We also created a generic guideline for testing. This provided hints of what else to test or things to consider in our context like performance, security, usability, and it also included links to heuristic cheat sheets, like the one of Elisabeth Hendrickson (link provided below in resources). We created a mind map, showing how product features would work together and what might be affected in case something in the different areas changed.
Overall, you need to share your testing prospective. Help the team see the product from a different viewpoint.
First, understand that this is part of your role in an agile team. There are many formats to choose from. You know your context and your team best, so just try things out and see what's working for you and your team, and your environment. You can give workshops or talks. Sometimes it's best to just coach hands-on, on the job. In any case, make testing work visible. And vacation replacement guidelines might help as well.
Consider sharing your knowledge across teams as well, because other teams might not have dedicated testers. You can offer your knowledge for those teams too.
You can start a testing community at your company and invite all people interested in testing, so you have other allies in your other teams as well. This way there is no central testing team, but you can still support the whole team approach. You only share knowledge, not product teams.
Now, your team might have agreed to have test automation as a safety net.
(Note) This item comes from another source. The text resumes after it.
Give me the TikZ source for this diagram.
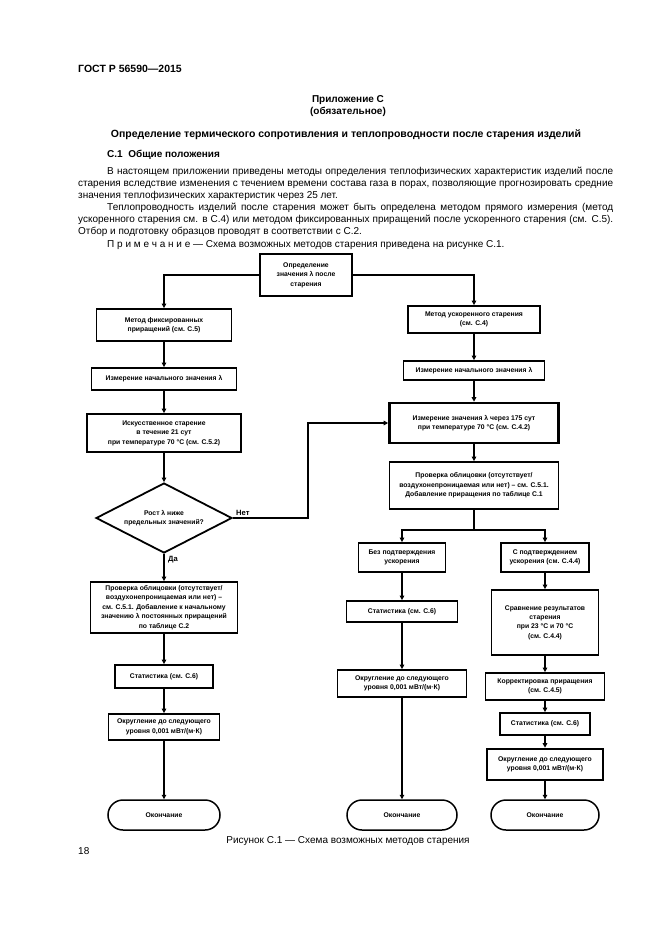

Angie Jones asks some very important questions in her Test Automation University course Setting a Foundation for Successful Test Automation.
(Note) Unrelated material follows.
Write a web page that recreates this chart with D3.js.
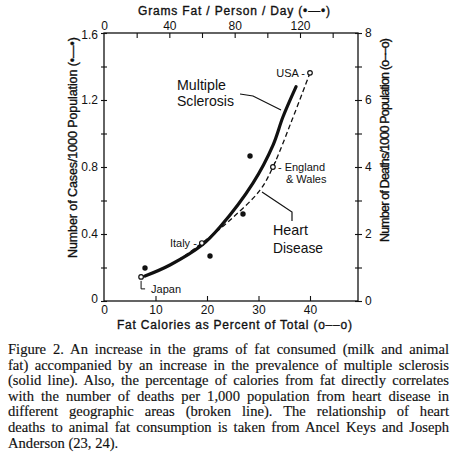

Who is writing automated tests?
Who maintains them?
And, what in case one fails?
Maybe you do have an automation specialist, an expert, and they do automation. Fair enough. They know most about automation, right? According to the whole team approach, they would definitely need to share the knowledge with the rest of the team.
Automation might be done by developers. *Well they are very experienced and skilled at programming, right? This way any dedicated tester could focus on exploration. Now, according to the whole team approach, the knowledge would be shared amongst developers, however they would need to make an active effort to get any other dedicated roles up to speed. Especially as developers might miss aspects of testing. Knowledge they might not have or simply where the biggest risk is for your product.
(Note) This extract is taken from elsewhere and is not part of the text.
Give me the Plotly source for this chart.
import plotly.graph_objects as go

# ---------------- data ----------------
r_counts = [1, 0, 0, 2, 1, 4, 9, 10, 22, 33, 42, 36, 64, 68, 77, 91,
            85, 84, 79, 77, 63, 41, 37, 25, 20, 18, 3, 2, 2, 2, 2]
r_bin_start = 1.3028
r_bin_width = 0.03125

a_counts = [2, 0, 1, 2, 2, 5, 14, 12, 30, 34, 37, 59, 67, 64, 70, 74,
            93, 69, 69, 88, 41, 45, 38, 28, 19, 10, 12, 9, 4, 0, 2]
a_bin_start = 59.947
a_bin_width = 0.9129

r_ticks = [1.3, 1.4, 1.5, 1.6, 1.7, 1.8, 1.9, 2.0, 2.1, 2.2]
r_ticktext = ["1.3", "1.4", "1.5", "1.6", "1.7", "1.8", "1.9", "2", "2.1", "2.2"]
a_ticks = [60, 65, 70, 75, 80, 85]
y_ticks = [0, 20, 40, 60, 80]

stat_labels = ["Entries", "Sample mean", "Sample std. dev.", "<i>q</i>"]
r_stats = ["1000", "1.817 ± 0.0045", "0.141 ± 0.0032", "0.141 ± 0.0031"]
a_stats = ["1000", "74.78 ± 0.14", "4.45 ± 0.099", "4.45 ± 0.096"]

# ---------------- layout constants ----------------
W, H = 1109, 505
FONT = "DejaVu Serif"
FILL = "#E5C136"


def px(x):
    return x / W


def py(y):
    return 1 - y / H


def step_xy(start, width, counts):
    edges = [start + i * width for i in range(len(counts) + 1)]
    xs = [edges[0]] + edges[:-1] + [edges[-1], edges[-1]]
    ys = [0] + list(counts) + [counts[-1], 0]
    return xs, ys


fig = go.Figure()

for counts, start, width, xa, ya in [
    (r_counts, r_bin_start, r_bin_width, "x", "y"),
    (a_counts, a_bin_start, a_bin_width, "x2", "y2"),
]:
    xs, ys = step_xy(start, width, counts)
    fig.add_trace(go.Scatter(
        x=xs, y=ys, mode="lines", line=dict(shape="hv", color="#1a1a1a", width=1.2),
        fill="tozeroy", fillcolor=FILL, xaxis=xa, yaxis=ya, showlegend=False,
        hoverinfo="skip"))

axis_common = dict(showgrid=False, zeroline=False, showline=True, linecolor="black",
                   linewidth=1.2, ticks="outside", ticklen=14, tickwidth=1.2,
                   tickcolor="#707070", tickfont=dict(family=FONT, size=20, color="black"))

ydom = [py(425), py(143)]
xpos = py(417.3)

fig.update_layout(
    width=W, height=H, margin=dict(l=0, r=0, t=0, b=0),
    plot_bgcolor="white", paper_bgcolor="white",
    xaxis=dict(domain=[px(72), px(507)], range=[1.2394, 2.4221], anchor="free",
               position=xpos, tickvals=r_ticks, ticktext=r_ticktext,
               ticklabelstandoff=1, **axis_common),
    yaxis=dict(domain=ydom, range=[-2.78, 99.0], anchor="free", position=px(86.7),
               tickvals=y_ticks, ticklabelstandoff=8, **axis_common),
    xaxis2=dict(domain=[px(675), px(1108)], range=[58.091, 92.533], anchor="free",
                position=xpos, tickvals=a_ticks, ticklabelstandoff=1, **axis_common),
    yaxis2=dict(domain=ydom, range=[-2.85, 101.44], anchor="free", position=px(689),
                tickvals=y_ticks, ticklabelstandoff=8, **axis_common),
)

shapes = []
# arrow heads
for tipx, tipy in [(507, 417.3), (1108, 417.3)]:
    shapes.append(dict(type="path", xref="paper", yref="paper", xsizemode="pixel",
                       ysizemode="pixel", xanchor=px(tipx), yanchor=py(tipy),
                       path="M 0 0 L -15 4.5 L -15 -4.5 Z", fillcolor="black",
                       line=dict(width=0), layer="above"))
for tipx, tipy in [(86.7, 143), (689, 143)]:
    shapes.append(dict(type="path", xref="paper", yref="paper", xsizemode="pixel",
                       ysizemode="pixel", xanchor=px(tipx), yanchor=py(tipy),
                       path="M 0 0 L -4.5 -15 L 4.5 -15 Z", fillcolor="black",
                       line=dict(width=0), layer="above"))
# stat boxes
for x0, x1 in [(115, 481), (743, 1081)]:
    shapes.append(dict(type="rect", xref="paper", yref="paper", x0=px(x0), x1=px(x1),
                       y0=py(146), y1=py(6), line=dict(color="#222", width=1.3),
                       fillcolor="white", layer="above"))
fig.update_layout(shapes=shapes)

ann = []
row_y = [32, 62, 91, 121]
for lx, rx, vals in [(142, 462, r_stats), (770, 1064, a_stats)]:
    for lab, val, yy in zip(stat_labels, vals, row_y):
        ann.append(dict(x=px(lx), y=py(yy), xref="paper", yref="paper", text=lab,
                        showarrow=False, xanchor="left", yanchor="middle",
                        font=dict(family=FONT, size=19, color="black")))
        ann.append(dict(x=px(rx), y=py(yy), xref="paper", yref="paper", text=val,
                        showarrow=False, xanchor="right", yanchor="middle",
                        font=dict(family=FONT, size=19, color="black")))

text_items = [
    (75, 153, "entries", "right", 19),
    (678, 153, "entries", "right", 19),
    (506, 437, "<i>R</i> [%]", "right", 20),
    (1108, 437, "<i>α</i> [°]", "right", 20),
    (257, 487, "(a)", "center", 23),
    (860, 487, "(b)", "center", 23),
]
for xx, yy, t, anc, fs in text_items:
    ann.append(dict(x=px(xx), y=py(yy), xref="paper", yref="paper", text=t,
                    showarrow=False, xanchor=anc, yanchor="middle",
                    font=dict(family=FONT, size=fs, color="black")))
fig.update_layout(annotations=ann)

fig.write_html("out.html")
Automation might also be done by a dedicated tester, having the developers focus on implementation. This kind of tester would make deliberate decision when to do what, otherwise the pile of work will probably be overwhelming. According to the whole team approach again they would definitely need to share their knowledge with the rest of the team and have everyone help out.
Now here's the case of my current team…
We don't have any automation specialists. What we have, are the skills everyone brings in. And what everyone learns every day. According to the whole team approach, the responsibility for testing and quality should be owned by the whole team. And the same applies to the responsibility for automation. The important point here is that everyone is enabled and empowered to drive automation further.
Your context will differ from the ones I've experienced so far. There are many other situations you can find yourself in and the whole team approach might not be easily applicable in all of them.
For example, you might be in a rather traditional environment. Maybe you're in the transition to becoming more agile. Or you might be in a cutting-edge environment living CI/CD to the extreme, which might be uncharted land to explore.
To learn more about what you can do in different environments, check out the following books which can also find in the resources for this chapter. More Agile Testing by Lisa Crispin and Janet Gregory includes lots of case studies you can learn from. And Testing in Devops by Katrina Clokie is another great resource to check out.